The myth of overnight success. Finally, the ‘overnight success’ story is a pervasive narrative in our culture. But it’s just that: a story, a narrative, a myth. Or, at least, so statistically rare that you’d stand more chance of winning the lottery.
What iceberg thinking means for your mindset
If you think success is easy and ‘overnight’ for other people, but struggle to make a breakthrough with creative work yourself, you may become despondent, resentful, or believe that you just don’t have the talent or ability. This is especially true if you have a fixed mindset.

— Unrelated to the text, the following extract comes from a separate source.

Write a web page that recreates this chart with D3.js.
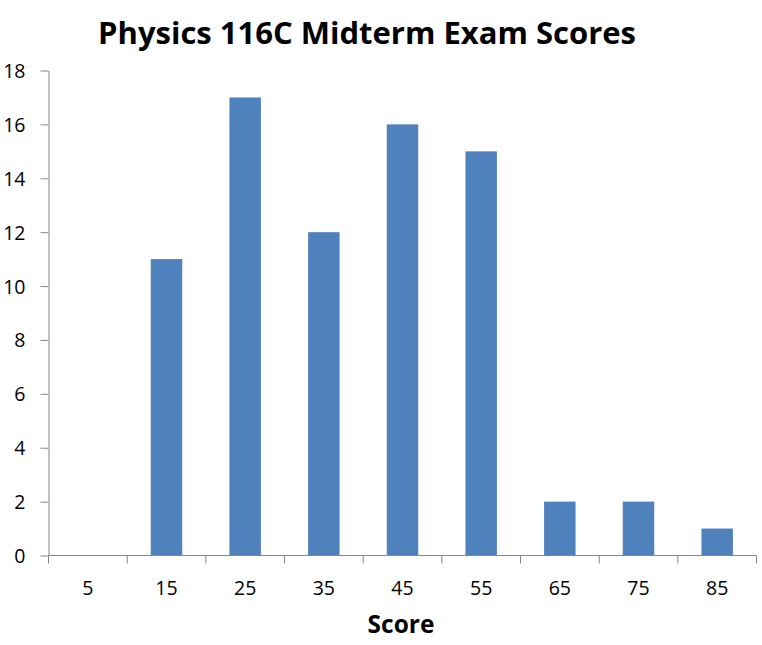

However, if you can recognize the truth, that there’s no such thing as an overnight success, that even the most successful, bestselling authors struggled to get there – and probably had a lot of failures along the way – you’ll be more likely to persist, stick with it, turn up and do the work. It helps if you have, or can cultivate, a growth mindset. The underwater part of the iceberg is all about the growth you need to break through the surface.
Enjoy the process
The pursuit of success is, in part, the pursuit of happiness. But, in your pursuit of happiness, don’t overlook what author and happiness researcher Meik Wiking calls the happiness of pursuit. Pursuing your goal of writing and publishing a book can create happiness in the doing as well as in the completion of it. Enjoy the moment, rather than focusing purely on the end goal. Success can be defined by the process as well as the result. Maya Angelou said: “Success is liking yourself, liking what you do, and liking how you do it.”
“Success is liking yourself, liking what you do, and liking how you do it.”
- Maya Angelou
Give yourself time and space to create. As The Supremes once sang, you can’t hurry love. You also can’t hurry success. You’ll get there in your own time – and you’ll learn, develop, create, meet people and have fun along the way. Enjoy the journey as much as the destination - and your success will be sweeter.